While a long haul driving role isn’t suited to everyone – regardless of gender – Candice believes that people disqualify themselves from considering a career in trucking for the wrong reasons. “It is far more important to have the right personality than meet certain strength requirements to be a driver. If you have to carry a lot of heavy pallets then you just use the right equipment to load and unload,” she explains – pointing to the advancements made on the technology front of late. “Heather told us to learn to keep smiling, if you smile, things will work out because a bad attitude is like a flat tire – we can’t go anywhere until we change it.”
Candice is now working on her Certificate IV in Driving operations and looking to become an Ambassador for the industry, advocating for the deaf community, women and women with disabilities. In line with Candice’s transition through the industry, Pam McMillan, Director of Albury-based DP Haulage and current Chair of Transport Women Australia Limited (TWAL), says the career opportunities in transport aren’t limited to being a driver – even though that pathway is now more accessible than ever before.
“TWAL promotes roles in transport because it is a great industry to work in, with a good vibe and camaraderie. There is a plethora of jobs available from driving a semi to operating plant and equipment, selling machinery or parts, delivery person, marketing and management,” she says.
Agrees Managing Director of Taylors Removals, Melissa Taylor (pictured), who won the first ever Women in Industry Commercial Road Transport Excellence Award in 2016. “I’m the fourth generation to take on the role in the transport industry, and many people fall into the industry the same way I did. There so many opportunities for women with drive, so it is my goal to make it an industry of choice for everyone,” Melissa says – revealing that family connections are still the most prominent entryway for women to the industry.
One person that was inspired by her family to join the trucking realm is Paula Batey, who has been driving a milk tanker for Peter Stoitse Transport for the last seven years. Sharing the cab of her owner-driver father’s truck since infancy, Paula says that driving is in her blood – although her father initially didn’t agree on making it a career.
“My very old-fashioned father thought driving a truck wasn’t a job for a young lady, but trucking is in my blood and I just love it. Over the years dad has changed his tune – now he sees how much I love my job and says he is very proud of me. With technology making access so much easier and businesses becoming more open to employ female staff, there’s a real opportunity for women now.”
With reference to her father, Paula says she has seen the general perception of women behind the wheel slowly improving within the industry as more and more females join the ranks of Australia’s heavy vehicle operators and prove themselves capable.
“The people I work with are gentlemen, they’re very respectful.
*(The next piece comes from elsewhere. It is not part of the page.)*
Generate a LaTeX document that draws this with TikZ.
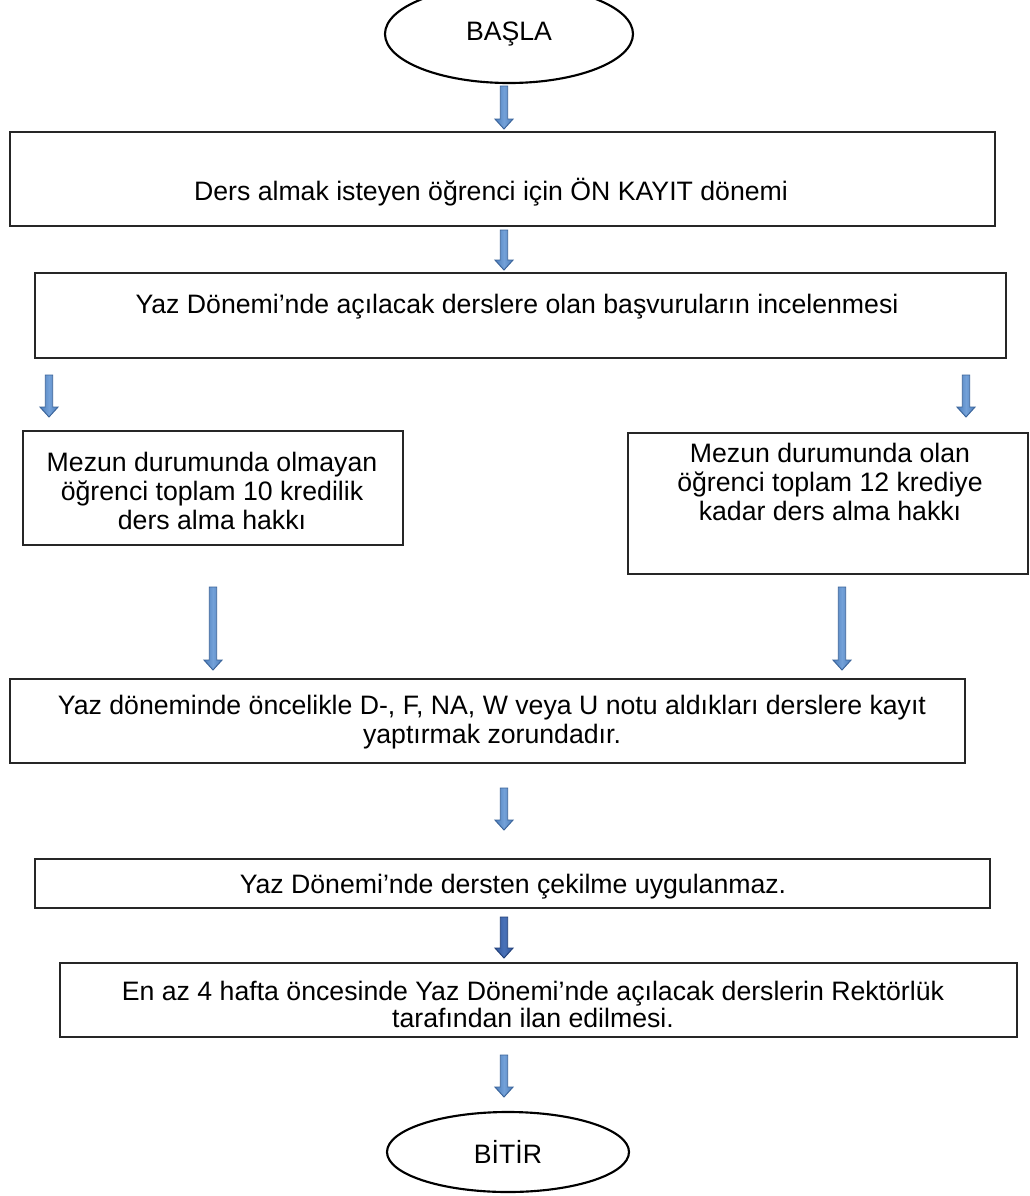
\documentclass[tikz,border=0pt]{standalone}
\usepackage{fontspec}
\setmainfont{Liberation Sans}
\usepackage{xcolor}
\usetikzlibrary{
    shapes.geometric,
    positioning
}
\definecolor{arrowfill}{HTML}{4A7CBB}
\definecolor{arrowlight}{HTML}{74A1D8}
\definecolor{arrowline}{HTML}{3A6399}
\definecolor{arrowdark}{HTML}{2F559B}
\definecolor{arrowdarklight}{HTML}{4A72B8}
\definecolor{arrowdarkline}{HTML}{213F78}
\newcommand{\px}{0.75pt}
% block arrow from #2 down to its tip #3
\newcommand{\blockarrow}[3][]{%
    \draw[barrow,#1] ([xshift=-2.8pt]#2) -- ([xshift=2.8pt]#2)
        -- ([xshift=2.8pt,yshift=7.5pt]#3) -- ([xshift=6.8pt,yshift=7.5pt]#3)
        -- (#3)
        -- ([xshift=-6.8pt,yshift=7.5pt]#3) -- ([xshift=-2.8pt,yshift=7.5pt]#3)
        -- cycle;}

\begin{document}
\begin{tikzpicture}[x=0.75pt, y=-0.75pt,
    box/.style={draw=black!85, line width=1pt, rectangle, inner sep=0pt},
    terminal/.style={draw=black, line width=1.6pt, ellipse, inner sep=0pt,
        font=\fontsize{20}{21.4}\selectfont},
    txt/.style={font=\fontsize{20}{21.4}\selectfont, align=center, anchor=base, inner sep=0pt},
    barrow/.style={draw=arrowline, line width=0.7pt,
        left color=arrowfill, right color=arrowfill, middle color=arrowlight},
    darkarrow/.style={draw=arrowdarkline,
        left color=arrowdark, right color=arrowdark, middle color=arrowdarklight}]
    \clip (0,0) rectangle (1030,1196);

    \node[terminal, minimum width=248*\px, minimum height=98*\px] (basla) at (509,34) {BAŞLA};

    % boxes; text nodes sit on the baseline of their last line
    \node[box, minimum width=985*\px, minimum height=94*\px] (onkayit) at (502.5,179) {};
    \node[txt] (onkayit-t) at (491,200) {Ders almak isteyen öğrenci için ÖN KAYIT dönemi};

    \node[box, minimum width=971*\px, minimum height=85*\px] (inceleme) at (520.5,315.5) {};
    \node[txt] (inceleme-t) at (517,313) {Yaz Dönemi’nde açılacak derslere olan başvuruların incelenmesi};

    \node[box, minimum width=380*\px, minimum height=114*\px] (mezundegil) at (213,488) {};
    \node[txt] (mezundegil-t) at (212,529) {Mezun durumunda olmayan\\öğrenci toplam 10 kredilik\\ders alma hakkı};

    \node[box, minimum width=400*\px, minimum height=141*\px] (mezun) at (828,503.5) {};
    \node[txt] (mezun-t) at (830,520) {Mezun durumunda olan\\öğrenci toplam 12 krediye\\kadar ders alma hakkı};

    \node[box, minimum width=955*\px, minimum height=84*\px] (kayit) at (487.5,721) {};
    \node[txt] (kayit-t) at (492,743) {Yaz döneminde öncelikle D-, F, NA, W veya U notu aldıkları derslere kayıt\\yaptırmak zorundadır.};

    \node[box, minimum width=955*\px, minimum height=49*\px] (cekilme) at (512.5,883.5) {};
    \node[txt] (cekilme-t) at (513,893) {Yaz Dönemi’nde dersten çekilme uygulanmaz.};

    \node[box, minimum width=957*\px, minimum height=74*\px] (ilan) at (538.5,1000) {};
    \node[txt, font=\fontsize{20}{15.5}\selectfont] (ilan-t) at (533,1027) {En az 4 hafta öncesinde Yaz Dönemi’nde açılacak derslerin Rektörlük\\tarafından ilan edilmesi.};

    \node[terminal, minimum width=242*\px, minimum height=80*\px] (bitir) at (508,1152) {BİTİR};

    % arrow ends
    \coordinate (b1) at (504,86);   \coordinate (e1) at (504,129);
    \coordinate (b2) at (504,230);  \coordinate (e2) at (504,270);
    \coordinate (b3) at (49,375);   \coordinate (e3) at (49,417);
    \coordinate (b4) at (966,375);  \coordinate (e4) at (966,417);
    \coordinate (b5) at (213,587);  \coordinate (e5) at (213,670);
    \coordinate (b6) at (842,587);  \coordinate (e6) at (842,670);
    \coordinate (b7) at (504,788);  \coordinate (e7) at (504,830);
    \coordinate (b8) at (504,917);  \coordinate (e8) at (504,958);
    \coordinate (b9) at (504,1055); \coordinate (e9) at (504,1097);

    \blockarrow{b1}{e1}
    \blockarrow{b2}{e2}
    \blockarrow{b3}{e3}
    \blockarrow{b4}{e4}
    \blockarrow{b5}{e5}
    \blockarrow{b6}{e6}
    \blockarrow{b7}{e7}
    \blockarrow[darkarrow]{b8}{e8}
    \blockarrow{b9}{e9}
\end{tikzpicture}
\end{document}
People are the same in any industry, for every 20 people you might encounter one fool who thinks you’re a silly girl, but they soon see what a mistake it is to make assumptions based on gender.”
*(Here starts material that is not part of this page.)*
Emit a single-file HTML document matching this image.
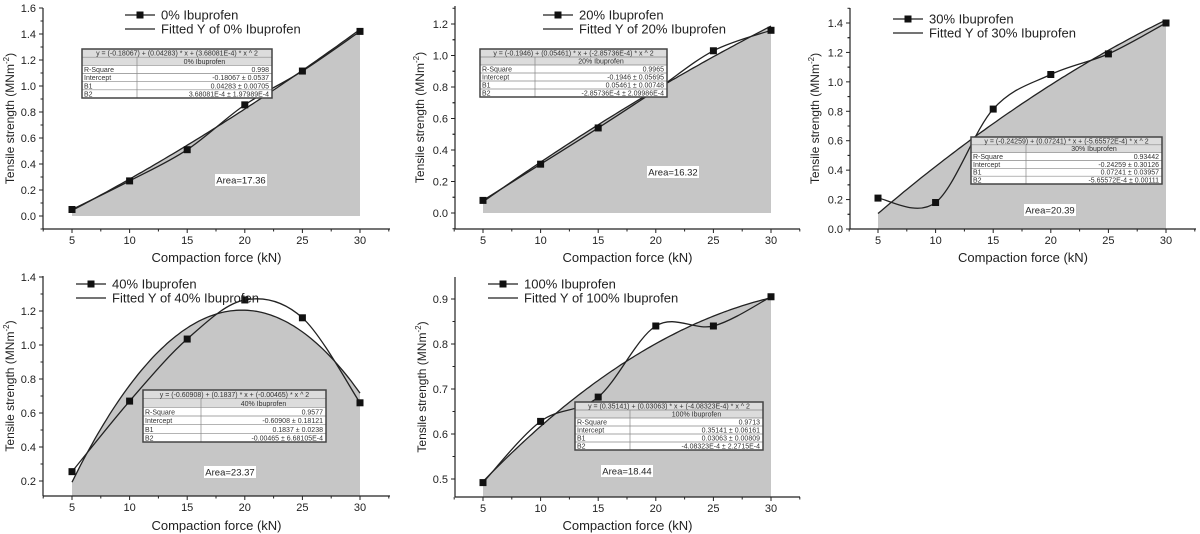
<!DOCTYPE html>
<html><head><meta charset="utf-8"><style>
html,body{margin:0;padding:0;background:#fff;}
svg{display:block;font-family:"Liberation Sans",Arial,sans-serif;}
</style></head><body>
<svg id="fig" width="1200" height="534" viewBox="0 0 1200 534" xmlns="http://www.w3.org/2000/svg"></svg>
<script>
// ---- data ----
const forces = [5, 10, 15, 20, 25, 30];
const labels = ["0%", "20%", "30%", "40%", "100%"];
const ts0 = [0.05, 0.27, 0.51, 0.855, 1.115, 1.42];
const ts20 = [0.08, 0.31, 0.54, 0.78, 1.03, 1.16];
const ts30 = [0.21, 0.18, 0.815, 1.05, 1.19, 1.40];
const ts40 = [0.255, 0.67, 1.035, 1.265, 1.16, 0.66];
const ts100 = [0.492, 0.628, 0.682, 0.84, 0.84, 0.905];
const fitA = [-0.18067, -0.1946, -0.24259, -0.60908, 0.35141];
const fitB1 = [0.04283, 0.05461, 0.07241, 0.1837, 0.03063];
const fitB2 = [3.68081e-4, -2.85736e-4, -5.65572e-4, -0.00465, -4.08323e-4];
const fitEq = ["y =  (-0.18067) + (0.04283) * x + (3.68081E-4) * x ^ 2",
  "y =  (-0.1946) + (0.05461) * x + (-2.85736E-4) * x ^ 2",
  "y =  (-0.24259) + (0.07241) * x + (-5.65572E-4) * x ^ 2",
  "y =  (-0.60908) + (0.1837) * x + (-0.00465) * x ^ 2",
  "y =  (0.35141) + (0.03063) * x + (-4.08323E-4) * x ^ 2"];
const rSquare = ["0.998", "0.9965", "0.93442", "0.9577", "0.9713"];
const interceptTxt = ["-0.18067 ± 0.0537", "-0.1946 ± 0.05695", "-0.24259 ± 0.30126", "-0.60908 ± 0.18121", "0.35141 ± 0.06161"];
const b1Txt = ["0.04283 ± 0.00705", "0.05461 ± 0.00748", "0.07241 ± 0.03957", "0.1837 ± 0.0238", "0.03063 ± 0.00809"];
const b2Txt = ["3.68081E-4 ± 1.97989E-4", "-2.85736E-4 ± 2.09986E-4", "-5.65572E-4 ± 0.00111", "-0.00465 ± 6.68105E-4", "-4.08323E-4 ± 2.2715E-4"];
const areaTxt = ["Area=17.36", "Area=16.32", "Area=20.39", "Area=23.37", "Area=18.44"];
const yTicks0 = [0, 0.2, 0.4, 0.6, 0.8, 1.0, 1.2, 1.4, 1.6];
const yTicks20 = [0, 0.2, 0.4, 0.6, 0.8, 1.0, 1.2];
const yTicks30 = [0, 0.2, 0.4, 0.6, 0.8, 1.0, 1.2, 1.4];
const yTicks40 = [0.2, 0.4, 0.6, 0.8, 1.0, 1.2, 1.4];
const yTicks100 = [0.5, 0.6, 0.7, 0.8, 0.9];
const xTicks = [5, 10, 15, 20, 25, 30];

// ---- layout (pixel geometry) ----
const panels = [
 {d:ts0, yt:yTicks0, ax:43, x5:72, x30:360, xr:390, yv0:0, yp0:216, yv1:1.6, yp1:8, ybot:229, ytop:8, fillBase:0,
  tb:[82,49,272,98,137], area:[241,180], leg:[125,15], ytx:10, xty:262},
 {d:ts20, yt:yTicks20, ax:455, x5:483, x30:771, xr:800, yv0:0, yp0:213, yv1:1.2, yp1:24, ybot:229, ytop:6, fillBase:0,
  tb:[480,49,667,97,535], area:[673,172], leg:[543,15], ytx:420, xty:262},
 {d:ts30, yt:yTicks30, ax:850, x5:878, x30:1166, xr:1196, yv0:0, yp0:229, yv1:1.4, yp1:23, ybot:229, ytop:8, fillBase:0,
  tb:[971,137,1162,184,1026], area:[1050,210], leg:[893,19], ytx:815, xty:262},
 {d:ts40, yt:yTicks40, ax:43, x5:72, x30:360, xr:390, yv0:0.2, yp0:481, yv1:1.4, yp1:277, ybot:496, ytop:276, fillBase:null,
  tb:[143,390,326,442,201], area:[230,472], leg:[76,284], ytx:10, xty:530},
 {d:ts100, yt:yTicks100, ax:455, x5:483, x30:771, xr:800, yv0:0.5, yp0:479, yv1:0.9, yp1:299, ybot:497, ytop:277, fillBase:null,
  tb:[575,402,763,450,630], area:[627,471], leg:[488,284], ytx:422, xty:530}
];

const NS = "http://www.w3.org/2000/svg";
const svg = document.getElementById("fig");
function mk(tag, attrs, parent){
  const e = document.createElementNS(NS, tag);
  for (const k in attrs) e.setAttribute(k, attrs[k]);
  (parent||svg).appendChild(e);
  return e;
}

panels.forEach((p, i) => {
  const g = mk("g", {});
  
  
  const sx = v => p.x5 + (v - 5) * (p.x30 - p.x5) / 25;
  const sy = v => p.yp0 + (v - p.yv0) * (p.yp1 - p.yp0) / (p.yv1 - p.yv0);
  const fit = x => fitA[i] + fitB1[i] * x + fitB2[i] * x * x;

  const base = p.fillBase === null ? p.ybot : sy(p.fillBase);
  let pts = [];
  for (let x = 5; x <= 30.0001; x += 0.25) pts.push(sx(x).toFixed(1) + "," + sy(fit(x)).toFixed(1));
  const area = mk("polygon", {points: sx(5)+","+base+" "+pts.join(" ")+" "+sx(30)+","+base, fill:"#c6c6c6"}, g);
  
  

  const fl = mk("polyline", {points: pts.join(" "), fill:"none", stroke:"#222", "stroke-width":1.3}, g);
  
  

  const P = forces.map((f, k) => [sx(f), sy(p.d[k])]);
  let dstr = "M" + P[0][0] + "," + P[0][1];
  for (let k = 0; k < P.length - 1; k++) {
    const p0 = P[Math.max(k-1,0)], p1 = P[k], p2 = P[k+1], p3 = P[Math.min(k+2,P.length-1)];
    const c1 = [p1[0] + (p2[0]-p0[0])/6, p1[1] + (p2[1]-p0[1])/6];
    const c2 = [p2[0] - (p3[0]-p1[0])/6, p2[1] - (p3[1]-p1[1])/6];
    dstr += " C" + c1.join(",") + " " + c2.join(",") + " " + p2.join(",");
  }
  const dl = mk("path", {d:dstr, fill:"none", stroke:"#222", "stroke-width":1.3}, g);
  
  
  P.forEach((q, k) => {
    const m = mk("rect", {x:q[0]-3.5, y:q[1]-3.5, width:7, height:7, fill:"#111"}, g);
    
    
  });

  const ya = mk("line", {x1:p.ax, y1:p.ytop, x2:p.ax, y2:p.ybot, stroke:"#222", "stroke-width":1.2}, g);
  
  
  const xa = mk("line", {x1:p.ax, y1:p.ybot, x2:p.xr, y2:p.ybot, stroke:"#222", "stroke-width":1.2}, g);
  
  

  xTicks.forEach(t => {
    mk("line", {x1:sx(t), y1:p.ybot, x2:sx(t), y2:p.ybot+4, stroke:"#222"}, g);
    mk("line", {x1:sx(t-2.5), y1:p.ybot, x2:sx(t-2.5), y2:p.ybot+2.5, stroke:"#222"}, g);
    const tl = mk("text", {x:sx(t), y:p.ybot+15, "font-size":11, "text-anchor":"middle", fill:"#222"}, g);
    tl.textContent = t;
    
    
  });
  mk("line", {x1:sx(32.5), y1:p.ybot, x2:sx(32.5), y2:p.ybot+2.5, stroke:"#222"}, g);
  const step = p.yt[1] - p.yt[0];
  p.yt.forEach(t => {
    mk("line", {x1:p.ax-4, y1:sy(t), x2:p.ax, y2:sy(t), stroke:"#222"}, g);
    const mv = sy(t + step/2);
    if (mv >= p.ytop) mk("line", {x1:p.ax-2.5, y1:mv, x2:p.ax, y2:mv, stroke:"#222"}, g);
    const mv2 = sy(t - step/2);
    if (mv2 <= p.ybot) mk("line", {x1:p.ax-2.5, y1:mv2, x2:p.ax, y2:mv2, stroke:"#222"}, g);
    const tl = mk("text", {x:p.ax-7, y:sy(t)+4, "font-size":11, "text-anchor":"end", fill:"#222"}, g);
    tl.textContent = t.toFixed(1);
    
    
  });

  const xt = mk("text", {x:(p.ax+p.xr)/2, y:p.xty, "font-size":13, "text-anchor":"middle", fill:"#222"}, g);
  xt.textContent = "Compaction force (kN)";
  
  
  const ymid = (p.ytop + p.ybot) / 2;
  const yt = mk("text", {x:p.ytx, y:ymid, "font-size":12, "text-anchor":"middle", fill:"#222", transform:"rotate(-90 "+p.ytx+" "+ymid+")", dy:"4"}, g);
  yt.innerHTML = 'Tensile strength (MNm<tspan dy="-5" font-size="8">-2</tspan><tspan dy="5">)</tspan>';
  
  

  const lg = mk("g", {}, g);
  
  
  const [lx, ly] = p.leg;
  mk("line", {x1:lx, y1:ly, x2:lx+30, y2:ly, stroke:"#222", "stroke-width":1.3}, lg);
  mk("rect", {x:lx+11.5, y:ly-3.5, width:7, height:7, fill:"#111"}, lg);
  mk("line", {x1:lx, y1:ly+14, x2:lx+30, y2:ly+14, stroke:"#222", "stroke-width":1.3}, lg);
  const l1 = mk("text", {x:lx+36, y:ly+4.5, "font-size":13, fill:"#222"}, lg);
  l1.textContent = labels[i] + " Ibuprofen";
  const l2 = mk("text", {x:lx+36, y:ly+18.5, "font-size":13, fill:"#222"}, lg);
  l2.textContent = "Fitted Y of " + labels[i] + " Ibuprofen";

  const [tx0, ty0, tx1, ty1, tsplit] = p.tb;
  const tg = mk("g", {}, g);
  
  
  const rh = (ty1 - ty0) / 6;
  mk("rect", {x:tx0, y:ty0, width:tx1-tx0, height:ty1-ty0, fill:"#fff"}, tg);
  mk("rect", {x:tx0, y:ty0, width:tx1-tx0, height:rh*2, fill:"#dcdcdc"}, tg);
  for (let r = 1; r < 6; r++) mk("line", {x1:tx0, y1:ty0+r*rh, x2:tx1, y2:ty0+r*rh, stroke:"#888", "stroke-width":0.7}, tg);
  mk("line", {x1:tsplit, y1:ty0+rh, x2:tsplit, y2:ty1, stroke:"#888", "stroke-width":0.7}, tg);
  mk("rect", {x:tx0, y:ty0, width:tx1-tx0, height:ty1-ty0, fill:"none", stroke:"#444", "stroke-width":1.5}, tg);
  const fs = 7;
  const e = mk("text", {x:(tx0+tx1)/2, y:ty0+rh-1.5, "font-size":fs, "text-anchor":"middle", fill:"#333"}, tg);
  e.textContent = fitEq[i];
  const h = mk("text", {x:(tsplit+tx1)/2, y:ty0+2*rh-1.5, "font-size":fs, "text-anchor":"middle", fill:"#333"}, tg);
  h.textContent = labels[i] + " Ibuprofen";
  const rowsL = ["R-Square", "Intercept", "B1", "B2"];
  const rowsV = [rSquare[i], interceptTxt[i], b1Txt[i], b2Txt[i]];
  rowsL.forEach((lab, r) => {
    const a = mk("text", {x:tx0+2, y:ty0+(r+3)*rh-1.5, "font-size":fs, fill:"#333"}, tg);
    a.textContent = lab;
    const b = mk("text", {x:tx1-3, y:ty0+(r+3)*rh-1.5, "font-size":fs, "text-anchor":"end", fill:"#333"}, tg);
    b.textContent = rowsV[r];
  });

  const [axx, ayy] = p.area;
  mk("rect", {x:axx-26, y:ayy-6, width:52, height:12, fill:"#fff"}, g);
  const at = mk("text", {x:axx, y:ayy+3.5, "font-size":9.5, "text-anchor":"middle", fill:"#222"}, g);
  at.textContent = areaTxt[i];
  
  
});
</script>
</body></html>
Though organisations like the Pilbara Heavy Haulage Girls continue to turn out sought-after female drivers, however, there is still a long way to go to spreading awareness of the benefits of careers for women in road transport. Yet, with technology continuing to advance and support coming in directly from an OEM level, change is rippling fast through the industry, says Heather.
With Volvo’s fantastically generous offer, we’re now able to train more people, and train them to the world-class standard of the Volvo Group. I’m so excited, because after such a long time, someone is coming on board and taking the lead with training.”